Relatives who step up to look after a child in what is known as kinship care should be given paid leave instead of feeling forced to cut their hours or quit their jobs due to a lack of support, a charity has said.
There are more than 162,000 children in England and Wales being raised by either a friend or family member other than their parents, the Kinship organisation said.
In its small survey of kinship carers, it found the majority are either forced out of the workplace or they have to reduce their hours when they take on the care of a child, “plunging kinship families into poverty and leading to significant additional costs to the state”.
The charity is calling on the Government to commit to statutory paid leave for kinship carers on a par with adoptive parents, and for employers to deliver “kinship-friendly” employment policies such as flexible hours.
Its survey of 509 kinship carers in England and Wales found 41% felt forced out of the workforce, 45% felt forced to reduce their hours, and more than two-thirds (68%) said their employers did not offer any support such as paid leave or flexible working hours.

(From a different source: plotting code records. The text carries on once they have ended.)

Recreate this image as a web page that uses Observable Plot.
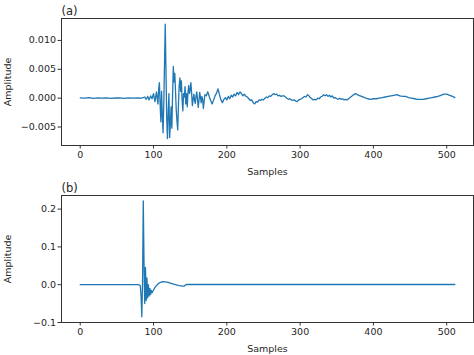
<!DOCTYPE html>
<html>
<head>
<meta charset="utf-8">
<script src="https://cdn.jsdelivr.net/npm/d3@7"></script>
<script src="https://cdn.jsdelivr.net/npm/@observablehq/plot@0.6"></script>
<style>
  html, body { margin: 0; padding: 0; background: white; }
  #fig { width: 474px; height: 355px; }
  #fig svg { display: block; }
</style>
</head>
<body>
<div id="fig"></div>
<script>
// Panel (a): sample index and amplitude
const xA = [0,6,12,18,24,30,36,42,48,54,60,66,72,78,84,88,90,92,94,96,98,100,102,104,106,107,108,109,110,111,112,113,114,115,116,117,118,119,120,121,122,123,124,125,126,127,128,129,130,131,132,133,134,135,136,137,138,139,140,141,142,143,144,145,146,147,148,149,150,151,152,153,154,155,156,157,158,159,160,161,162,163,164,165,166,167,168,169,170,172,174,176,178,180,182,184,186,188,190,192,194,196,198,200,202,204,206,208,210,212,214,216,218,220,222,224,226,228,230,232,234,236,238,240,242,244,246,248,250,252,254,256,258,260,262,264,266,268,270,272,274,276,278,280,282,284,286,288,290,292,294,296,298,300,302,304,306,308,310,312,314,316,318,320,322,324,326,328,330,332,334,336,338,340,342,344,346,348,350,352,354,356,358,360,362,364,366,368,370,372,374,376,378,380,384,388,392,396,400,404,408,412,416,420,424,428,432,436,440,444,448,452,456,460,464,468,472,476,480,484,488,492,496,500,504,508,511];
const yA = [0.00005,0.0,0.00008,-0.00003,0.00005,0.0,0.00006,-0.00004,0.00003,0.00005,-0.00003,0.00004,0.0,0.00006,0.0,0.0002,-0.0002,0.0003,-0.0003,0.0004,-0.0001,0.0008,-0.0006,0.0011,-0.0010,0.0015,0.0027,-0.0010,-0.0041,0.0012,-0.0030,-0.0060,-0.0010,0.0060,0.0128,0.0045,-0.0035,-0.0070,-0.0025,0.0008,-0.0068,-0.0045,-0.0015,-0.0052,0.0005,0.0055,0.0028,0.0043,0.0012,-0.0020,-0.0040,-0.0055,-0.0012,0.0022,0.0035,0.0012,0.0030,-0.0003,-0.0022,0.0008,0.0002,0.0020,-0.0010,0.0008,-0.0015,0.0010,0.0022,0.0008,0.0014,0.0027,0.0008,-0.0013,-0.0002,0.0007,-0.0004,-0.0009,0.0004,0.0011,-0.0002,-0.0016,-0.0004,0.0010,0.0002,-0.0008,0.0003,-0.0002,-0.0018,-0.0006,0.0006,0.0004,0.0011,0.0003,-0.0004,-0.0010,-0.0003,0.0004,0.0009,0.0016,0.0006,-0.0003,-0.0008,-0.0002,0.0001,-0.0003,0.0003,-0.0001,0.0005,0.0002,0.0007,0.0004,0.0010,0.0006,0.0011,0.0008,0.0004,0.0007,0.0003,0.0002,-0.0001,-0.0004,-0.0003,-0.0008,-0.0010,-0.0006,-0.0007,-0.0003,-0.0004,-0.0002,-0.0003,0.0,0.0002,0.0001,0.0004,0.0003,0.0006,0.0008,0.0006,0.0007,0.0004,0.0005,0.0003,0.0004,0.0004,0.0002,0.0,-0.0002,-0.0001,-0.0003,-0.0004,-0.0003,-0.0005,-0.0006,-0.0003,-0.0002,-0.0001,0.0001,0.0003,0.0002,0.0006,0.0004,0.0001,-0.0001,-0.0003,-0.0002,-0.0003,0.0,-0.0001,0.0002,0.0003,0.0006,0.0004,0.0006,0.0003,0.0005,0.0002,0.0004,0.0,0.0001,-0.0001,-0.0002,0.0,-0.0002,-0.0001,-0.0003,-0.0002,-0.0003,-0.0001,0.0001,0.0003,0.0005,0.0007,0.0008,0.0006,0.0005,0.0003,0.0001,-0.0001,-0.0002,-0.0001,-0.0001,0.0,0.0001,0.0002,0.0003,0.0004,0.0005,0.0006,0.0004,0.0003,0.0003,0.0001,0.0,-0.0001,-0.0002,-0.0002,-0.0002,-0.0001,0.0,0.0001,0.0002,0.0003,0.0005,0.0007,0.0007,0.0005,0.0003,0.0001];

// Panel (b): sample index and amplitude
const xB = [0,80,82,83,84,85,86,87,88,89,90,91,92,93,94,95,96,97,98,100,102,105,108,112,116,120,125,130,135,140,142,144,146,511];
const yB = [0.0,0.0,-0.003,-0.03,-0.085,0.0,0.222,0.06,-0.05,0.046,-0.042,0.018,-0.035,0.0,-0.03,-0.01,-0.026,-0.015,-0.021,-0.014,-0.007,0.0,0.005,0.008,0.0075,0.006,0.003,0.0,-0.0025,-0.004,-0.0035,0.0,0.0005,0.0005];

const xTicks = [0, 100, 200, 300, 400, 500];
const yTicksA = [-0.005, 0.0, 0.005, 0.010];
const yTicksB = [-0.1, 0.0, 0.1, 0.2];
const panelTags = ["(a)", "(b)"];
const xLabel = "Samples";
const yLabel = "Amplitude";

function panel(xs, ys, yDomain, yTicks, yFmt, tag, h, mb) {
  const data = xs.map((x, i) => ({x, y: ys[i]}));
  return Plot.plot({
    width: 474, height: h,
    marginTop: 18, marginBottom: mb, marginLeft: 61, marginRight: 1,
    style: {fontFamily: "DejaVu Sans", fontSize: "9.5px", color: "#262626", background: "white", overflow: "visible"},
    x: {domain: [-25.55, 536.55]},
    y: {domain: yDomain},
    marks: [
      Plot.axisX({ticks: xTicks, tickSize: 3.5, tickPadding: 2, tickFormat: d => String(d),
        label: xLabel, labelAnchor: "center", labelArrow: "none", labelOffset: 29, stroke: "#333"}),
      Plot.axisY({ticks: yTicks, tickSize: 3.5, tickPadding: 2, tickFormat: yFmt,
        label: yLabel, labelAnchor: "center", labelArrow: "none", labelOffset: 57, stroke: "#333"}),
      Plot.line(data, {x: "x", y: "y", stroke: "#1f77b4", strokeWidth: 1.3}),
      Plot.frame({stroke: "#333", strokeWidth: 1}),
      Plot.text([tag], {frameAnchor: "top-left", text: d => d, textAnchor: "start", lineAnchor: "bottom", dy: -4, fontSize: 11.5, fill: "#262626"})
    ]
  });
}

const fig = document.getElementById("fig");
fig.append(panel(xA, yA, [-0.0082, 0.0138], yTicksA, d3.format(".3f"), panelTags[0], 177, 32));
fig.append(panel(xB, yB, [-0.1, 0.236], yTicksB, d3.format(".1f"), panelTags[1], 178, 33));
</script>
</body>
</html>
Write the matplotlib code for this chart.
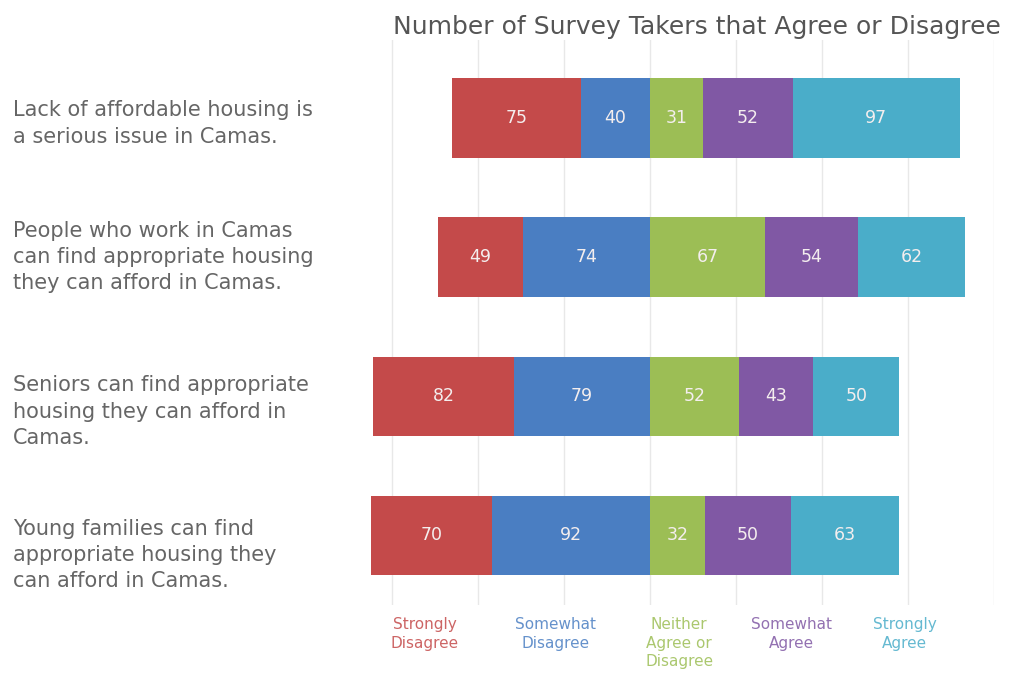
import numpy as np
import matplotlib.pyplot as plt
from matplotlib import transforms

questions = [
    "Lack of affordable housing is\na serious issue in Camas.",
    "People who work in Camas\ncan find appropriate housing\nthey can afford in Camas.",
    "Seniors can find appropriate\nhousing they can afford in\nCamas.",
    "Young families can find\nappropriate housing they\ncan afford in Camas.",
]
categories = ["Strongly\nDisagree", "Somewhat\nDisagree", "Neither\nAgree or\nDisagree",
              "Somewhat\nAgree", "Strongly\nAgree"]
strongly_disagree = [75, 49, 82, 70]
somewhat_disagree = [40, 74, 79, 92]
neither = [31, 67, 52, 32]
somewhat_agree = [52, 54, 43, 50]
strongly_agree = [97, 62, 50, 63]

colors = ["#c44a4a", "#4a7ec2", "#9cbe55", "#8058a4", "#4aadc9"]
text_col = "#666666"

W, H = 1016, 675
fig = plt.figure(figsize=(W / 100, H / 100), dpi=100)
xmin, xmax = -170, 200
ax = fig.add_axes([357.6 / W, 1 - 605 / H, (994 - 357.6) / W, (605 - 40) / H])

series = [strongly_disagree, somewhat_disagree, neither, somewhat_agree, strongly_agree]
y = np.arange(len(questions))
# bars are aligned on the disagree / neutral boundary
left = -(np.array(strongly_disagree) + np.array(somewhat_disagree))

for x in np.arange(-150, 201, 50):
    ax.axvline(x, color="#e8e8e8", lw=1, zorder=0)

for vals, col in zip(series, colors):
    vals = np.array(vals)
    ax.barh(y, vals, left=left, height=0.57, color=col, zorder=2)
    for yi, l, v in zip(y, left, vals):
        ax.text(l + v / 2, yi, str(v), ha="center", va="center",
                color="#f4eeee", fontsize=12.5, zorder=3)
    left = left + vals

ax.set_xlim(xmin, xmax)
ax.set_ylim(3.5, -0.56)
ax.axis("off")

label_dy = [0.04, 0.0, 0.11, 0.14]
qtrans = transforms.blended_transform_factory(fig.transFigure, ax.transData)
for yi, q, dy in zip(y, questions, label_dy):
    ax.text(13 / W, yi + dy, q, transform=qtrans,
            ha="left", va="center", fontsize=15, color=text_col, linespacing=1.4)

cat_x = [-131, -55, 17, 82, 148]
trans = transforms.blended_transform_factory(ax.transData, fig.transFigure)
for cx, c, col in zip(cat_x, categories, colors):
    ax.text(cx, 1 - 617 / H, c, transform=trans, ha="center", va="top",
            fontsize=11, color=col, alpha=0.85, linespacing=1.3)

fig.text(697 / W, 1 - 27 / H, "Number of Survey Takers that Agree or Disagree",
         ha="center", va="center", fontsize=18, color="#555555")

fig.savefig("out.png", dpi=100)
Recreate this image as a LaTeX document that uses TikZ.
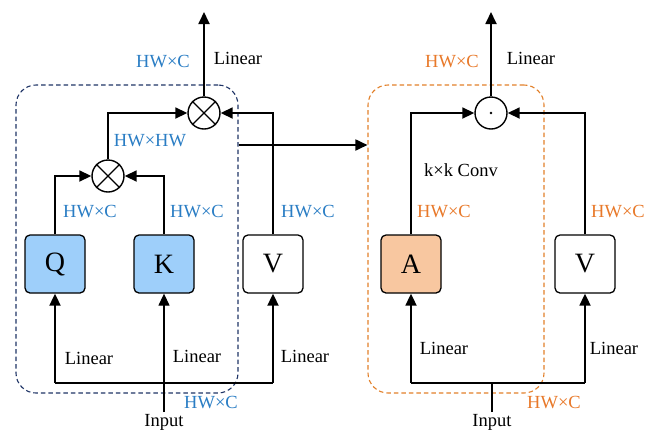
\documentclass[tikz,border=0pt]{standalone}
\usepackage{fontspec}
\setmainfont{Liberation Serif}
\usetikzlibrary{arrows.meta}
\definecolor{tblue}{HTML}{2A7DC4}
\definecolor{torange}{HTML}{E8792A}
\definecolor{qblue}{HTML}{9ECFFA}
\definecolor{aorange}{HTML}{F8C7A0}
\definecolor{navy}{HTML}{1F3466}
\definecolor{dorange}{HTML}{E2802A}
\tikzset{
  arr/.style={line width=1.8pt,-{Triangle[length=12pt,width=11pt]}},
  ln/.style={line width=1.8pt},
  circ/.style={circle,draw,line width=1.4pt,minimum size=32pt,inner sep=0pt},
  blk/.style={draw,line width=1.3pt,rounded corners=5pt,minimum width=60pt,minimum height=58pt,font=\fontsize{28}{32}\selectfont},
  lbl/.style={font=\fontsize{18.5}{21}\selectfont,inner sep=0pt},
  blbl/.style={lbl,text=tblue},
  olbl/.style={lbl,text=torange},
  gbox/.style={draw,dashed,dash pattern=on 4.5pt off 3pt,line width=1.1pt,rounded corners=20pt},
}
\begin{document}
\begin{tikzpicture}[x=1pt,y=-1pt]
\useasboundingbox (0,0) rectangle (645,432);
% ---------- left panel ----------
\node[gbox,draw=navy,minimum width=222pt,minimum height=308pt] (gL) at (127,239) {};
\node[circ] (m1) at (204,113) {};
\node[circ] (m2) at (108,176) {};
\draw[line width=1.4pt] (m1.north west) -- (m1.south east) (m1.north east) -- (m1.south west);
\draw[line width=1.4pt] (m2.north west) -- (m2.south east) (m2.north east) -- (m2.south west);
\node[blk,fill=qblue] (Q) at (55,264) {Q};
\node[blk,fill=qblue] (K) at (164,264) {K};
\node[blk,fill=white] (V) at (273,264) {V};
\coordinate (out1) at (204,12);
\coordinate (bl) at (55,383);
\coordinate (br) at (273,383);
\coordinate (in1) at (164,412);
\draw[arr] (m1.north) -- (out1);
\draw[arr] (m2.north) |- (m1.west);
\draw[arr] (Q.north) |- (m2.west);
\draw[arr] (K.north) |- (m2.east);
\draw[arr] (V.north) |- (m1.east);
\draw[ln] (bl) -- (br);
\draw[arr] (bl) -- (Q.south);
\draw[arr] (br) -- (V.south);
\draw[arr,line width=1.3pt] (in1) -- (K.south);
\node[lbl] (l1) at (238,58) {Linear};
\node[blbl] (h1) at (163,62) {HW×C};
\node[blbl] (h2) at (150,141) {HW×HW};
\node[blbl] (h3) at (90,212) {HW×C};
\node[blbl] (h4) at (197,212) {HW×C};
\node[blbl] (h5) at (308,212) {HW×C};
\node[lbl] (l2) at (89,358) {Linear};
\node[lbl] (l3) at (197,356) {Linear};
\node[lbl] (l4) at (305,356) {Linear};
\node[blbl] (h6) at (211,403) {HW×C};
\node[lbl] (inp1) at (164,422) {Input};
% ---------- right panel ----------
\node[gbox,draw=dorange,minimum width=176pt,minimum height=308pt] (gR) at (456,239) {};
\coordinate (mid) at (0,145);
\draw[arr] (gL.east |- mid) -- (gR.west |- mid);
\node[circ] (m3) at (491,113) {};
\fill (m3.center) circle (1.4pt);
\node[blk,fill=aorange] (A) at (411,264) {A};
\node[blk,fill=white] (V2) at (585,264) {V};
\coordinate (out2) at (491,12);
\coordinate (bl2) at (411,383);
\coordinate (br2) at (585,383);
\coordinate (jn2) at (492,383);
\coordinate (in2) at (492,412);
\draw[arr] (m3.north) -- (out2);
\draw[arr] (A.north) |- (m3.west);
\draw[arr] (V2.north) |- (m3.east);
\draw[ln] (bl2) -- (br2);
\draw[arr] (bl2) -- (A.south);
\draw[arr] (br2) -- (V2.south);
\draw[ln] (in2) -- (jn2);
\node[lbl] (l5) at (531,58) {Linear};
\node[olbl] (o1) at (452,62) {HW×C};
\node[lbl] (conv) at (461,170) {k×k Conv};
\node[olbl] (o2) at (444,212) {HW×C};
\node[olbl] (o3) at (618,212) {HW×C};
\node[lbl] (l6) at (444,348) {Linear};
\node[lbl] (l7) at (614,348) {Linear};
\node[olbl] (o4) at (554,403) {HW×C};
\node[lbl] (inp2) at (492,422) {Input};
\end{tikzpicture}
\end{document}
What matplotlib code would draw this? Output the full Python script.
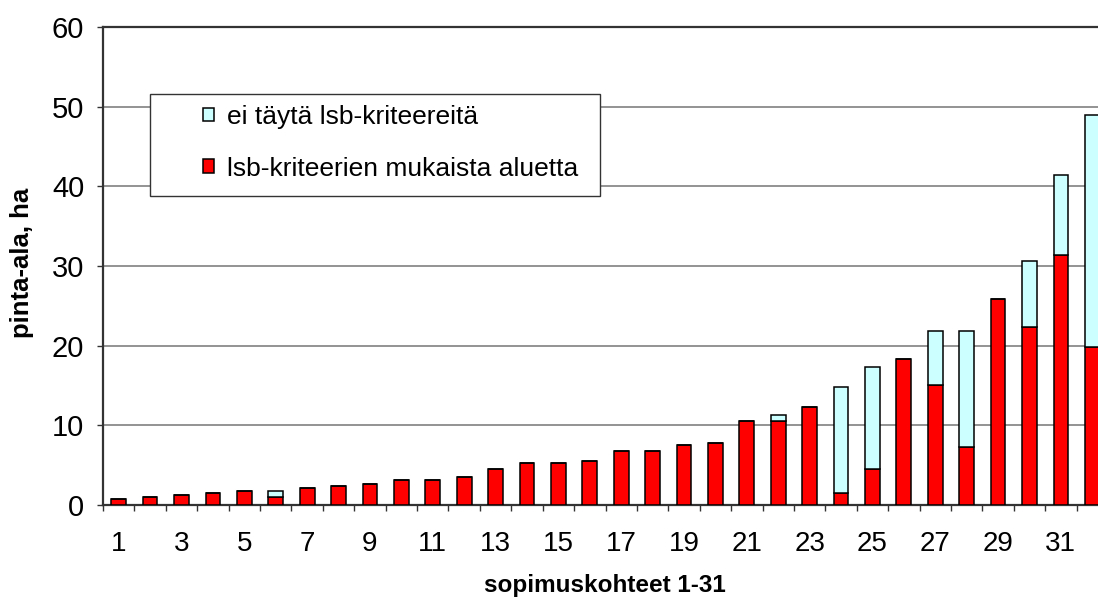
import matplotlib
matplotlib.use("Agg")
import matplotlib.pyplot as plt
from matplotlib.patches import Patch, Rectangle
import numpy as np

# sopimuskohteet
kohteet = list(range(1, 33))
# lsb-kriteerien mukaista aluetta (ha)
lsb_ok = [0.8, 1.0, 1.3, 1.55, 1.8, 1.0, 2.1, 2.35, 2.6, 3.1, 3.1, 3.55,
          4.5, 5.25, 5.25, 5.5, 6.75, 6.75, 7.5, 7.75, 10.5, 10.5, 12.3, 1.5,
          4.5, 18.35, 15.1, 7.3, 25.85, 22.3, 31.4, 19.8]
# ei täytä lsb-kriteereitä (ha)
lsb_ei = [0, 0, 0, 0, 0, 0.8, 0, 0, 0, 0, 0, 0,
          0, 0, 0, 0, 0, 0, 0, 0, 0, 0.8, 0, 13.35,
          12.85, 0, 6.75, 14.55, 0, 8.35, 10.0, 29.15]
tick_labels = [str(k) for k in kohteet if k % 2 == 1]

plt.rcParams['font.family'] = ['Liberation Sans', 'DejaVu Sans']

W, H = 1098, 597
fig = plt.figure(figsize=(W / 100, H / 100), dpi=100)
# plot area runs past the right edge like in the original
ax = fig.add_axes([103 / W, 1 - 505 / H, 1005 / W, 478 / H])

x = np.array(kohteet)
ax.bar(x, lsb_ok, width=0.47, color='#ff0000', edgecolor='black', linewidth=1.1, zorder=3)
ax.bar(x, lsb_ei, width=0.47, bottom=lsb_ok, color='#ccffff', edgecolor='black',
       linewidth=1.1, zorder=3)

ax.set_xlim(0.5, 32.5)
ax.set_ylim(0, 60)
ax.set_yticks(range(0, 61, 10))
ax.yaxis.grid(True, color='#808080', linewidth=1.2, zorder=0)
ax.set_axisbelow(True)

ax.set_xticks([k for k in kohteet if k % 2 == 1])
ax.set_xticklabels(tick_labels)
ax.set_xticks(np.arange(0.5, 33, 1), minor=True)
ax.tick_params(axis='x', which='major', length=0, labelsize=20, pad=19)
ax.tick_params(axis='x', which='minor', length=4, width=1, color='#333333')
ax.tick_params(axis='y', length=4, width=1, color='#333333', labelsize=21, pad=9.5)

for side in ['left', 'bottom', 'top']:
    ax.spines[side].set_color('#333333')
    ax.spines[side].set_linewidth(1.6)
ax.spines['right'].set_visible(False)

fig.text(605 / W, 5 / H, 'sopimuskohteet 1-31', fontsize=17.5, fontweight='bold',
         ha='center', va='baseline')
fig.text(22 / W, 1 - 263 / H, 'pinta-ala, ha', fontsize=18.5, fontweight='bold',
         ha='center', va='center', rotation=90)

# legend box
fig.patches.append(Rectangle((150 / W, 1 - 196 / H), 450 / W, 102 / H,
                             transform=fig.transFigure, facecolor='white',
                             edgecolor='#333333', linewidth=1, zorder=5))
handles = [Patch(facecolor='#ccffff', edgecolor='black', linewidth=1.1),
           Patch(facecolor='#ff0000', edgecolor='black', linewidth=1.1)]
leg = fig.legend(handles, ['ei täytä lsb-kriteereitä', 'lsb-kriteerien mukaista aluetta'],
                 loc='upper left', bbox_to_anchor=(203 / W, 1 - 105 / H),
                 frameon=False, fontsize=19, handlelength=0.42, handleheight=0.42,
                 handletextpad=0.5, labelspacing=1.05, borderpad=0, borderaxespad=0)
leg.set_zorder(6)

fig.savefig('out.png', dpi=100)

More than a quarter (28%) of the kinship carers asked ended up having to claim benefits when they took on the care of a child, while more than a third (34%) experienced a drop in their income of more than 50% after becoming a kinship carer.
As well as a right to paid kinship care leave, it called on the Government to introduce a mandatory financial allowance for kinship carers and local authorities to provide better employment advice and support to kinship families.
The charity’s chief executive, Lucy Peake, said a legal requirement for all kinship carers to have the same access to paid leave and other workplace entitlements as parents and adopters “would alleviate some of the extreme financial hardship kinship families are facing”.
She added: “We are also encouraging employers to consider the needs of kinship carers alongside others who have parental responsibilities in their family friendly policies.
“We are developing a ‘Kinship Friendly Employers’ initiative to encourage and support organisations across England and Wales to start making these changes, and I’m delighted at the positive response we’ve already had from a number of pioneering employers.”
The Government said it is working to explore possible additional workplace entitlements for kinship carers with a Special Guardianship Order or Child Arrangement Order.
A Department for Education spokesperson said: “Kinship carers provide crucial support to some of our most vulnerable children. Our new children’s social care strategy sets out how we will provide them with more support, including through a £9 million training and support programme and creating peer support groups through the Mockingbird programme.
“We’re also providing £47 million to help more children stay in loving homes, including with extended family members, and exploring options for additional workplace entitlements for some kinship carers.
“At the end of this year we will publish a national kinship care strategy, the first time Government has ever published a plan for improving kinship care.”